Determine which sets of ordered pairs represent functions from $$A$$ to $$B$$.
$$A=\left\{ 1,2,3\right\} $$ and $$B=\left\{ 9,10,11,12\right\} $$
$$\left\{ (3,9),(2,9),(1,12)\right\} $$

Answer

**step1** Understanding the definition of a function

A function is like a special rule or a machine that takes an input from one group and gives exactly one output in another group. In this problem, our first group of numbers, called the "domain," is set A = {1, 2, 3}. Our second group of numbers, called the "codomain," is set B = {9, 10, 11, 12}. The ordered pairs, like (3, 9), tell us that when we put 3 in, we get 9 out. The first number in each pair is an input from set A, and the second number is an output that must be from set B.

**step2** Checking if every element from set A is used as an input

For a set of ordered pairs to represent a function from set A to set B, every number in set A must be used as an input (the first number) at least once.
Our set A contains the numbers 1, 2, and 3.
Let's look at the first numbers in the given ordered pairs:
- In the pair (3, 9), the input is 3.
- In the pair (2, 9), the input is 2.
- In the pair (1, 12), the input is 1.
We can see that all numbers from set A (1, 2, and 3) are used as inputs. This condition for a function is satisfied.

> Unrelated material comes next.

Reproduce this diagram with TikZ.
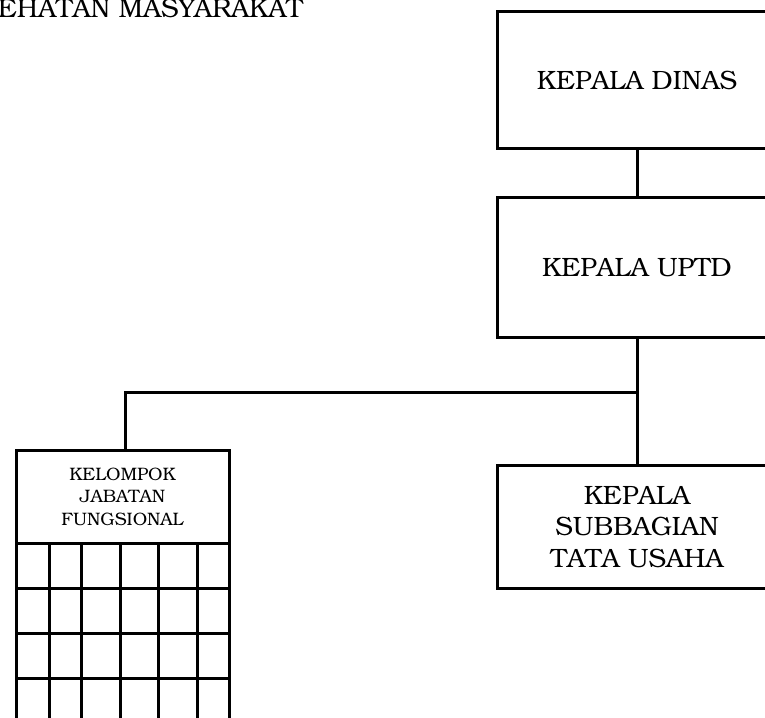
\documentclass[tikz,border=0pt]{standalone}
\usepackage[T1]{fontenc}
\usepackage{bookman}
\begin{document}
\begin{tikzpicture}[x=1pt,y=-1pt,
  ln/.style={line width=3pt,line cap=rect},
  bigbox/.style={draw,line width=3pt,minimum width=280pt,inner sep=0pt,align=center,font=\fontsize{26.5}{31.5}\selectfont},
  smallbox/.style={draw,line width=3pt,minimum width=213pt,minimum height=93pt,inner sep=0pt,align=center,font=\fontsize{18}{22.5}\selectfont}]
\useasboundingbox (0,0) rectangle (765,717);
\node[anchor=base east,font=\fontsize{26.5}{30}\selectfont,inner sep=0pt] (title) at (303,18) {EHATAN MASYARAKAT};
\node[bigbox,minimum height=136pt] (dinas) at (637,80) {KEPALA DINAS};
\node[bigbox,minimum height=140pt] (uptd) at (637,267) {KEPALA UPTD};
\node[bigbox,minimum height=123pt] (tu) at (637,526.5) {KEPALA\\SUBBAGIAN\\TATA USAHA};
\node[smallbox] (jf) at (122.5,496.5) {KELOMPOK\\JABATAN\\FUNGSIONAL};
\coordinate (j) at (637,392);
\coordinate (jl) at (125,392);
\draw[ln] (dinas.south) -- (uptd.north);
\draw[ln] (uptd.south) -- (tu.north);
\draw[ln] (j) -- (jl) -- (jl |- jf.north);
% grid below the header
\foreach \yy in {588,633,678}
  \draw[ln] (16,\yy) -- (229,\yy);
\foreach \xx in {16,49,81,120,158,197,229}
  \draw[ln] (\xx,543) -- (\xx,725);
\end{tikzpicture}
\end{document}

**step3** Checking if each input from set A has exactly one output

Another important rule for a function is that each input from set A must have only one output in set B. This means an input cannot lead to two different outputs.
Let's check each input number from set A:
- For input 1: It is paired with 12, as shown by (1, 12). There are no other ordered pairs where 1 is the first number, so 1 has only one output.
- For input 2: It is paired with 9, as shown by (2, 9). There are no other ordered pairs where 2 is the first number, so 2 has only one output.
- For input 3: It is paired with 9, as shown by (3, 9). There are no other ordered pairs where 3 is the first number, so 3 has only one output.
Since each input from set A is matched with exactly one output, this condition for a function is satisfied.

**step4** Checking if all outputs belong to set B

The final condition for a function from A to B is that all the outputs (the second numbers in the ordered pairs) must be members of set B.
Our set B is {9, 10, 11, 12}.
Let's look at the second numbers in the given ordered pairs:
- In (3, 9), the output is 9. Is 9 in set B? Yes.
- In (2, 9), the output is 9. Is 9 in set B? Yes.
- In (1, 12), the output is 12. Is 12 in set B? Yes.
All the outputs found in the ordered pairs are indeed members of set B. This condition for a function is satisfied.

**step5** Conclusion

Because all the conditions for a function from set A to set B have been met (every element in A is used as an input, each input from A has exactly one output, and all outputs are in set B), the given set of ordered pairs {(3, 9), (2, 9), (1, 12)} represents a function from A to B.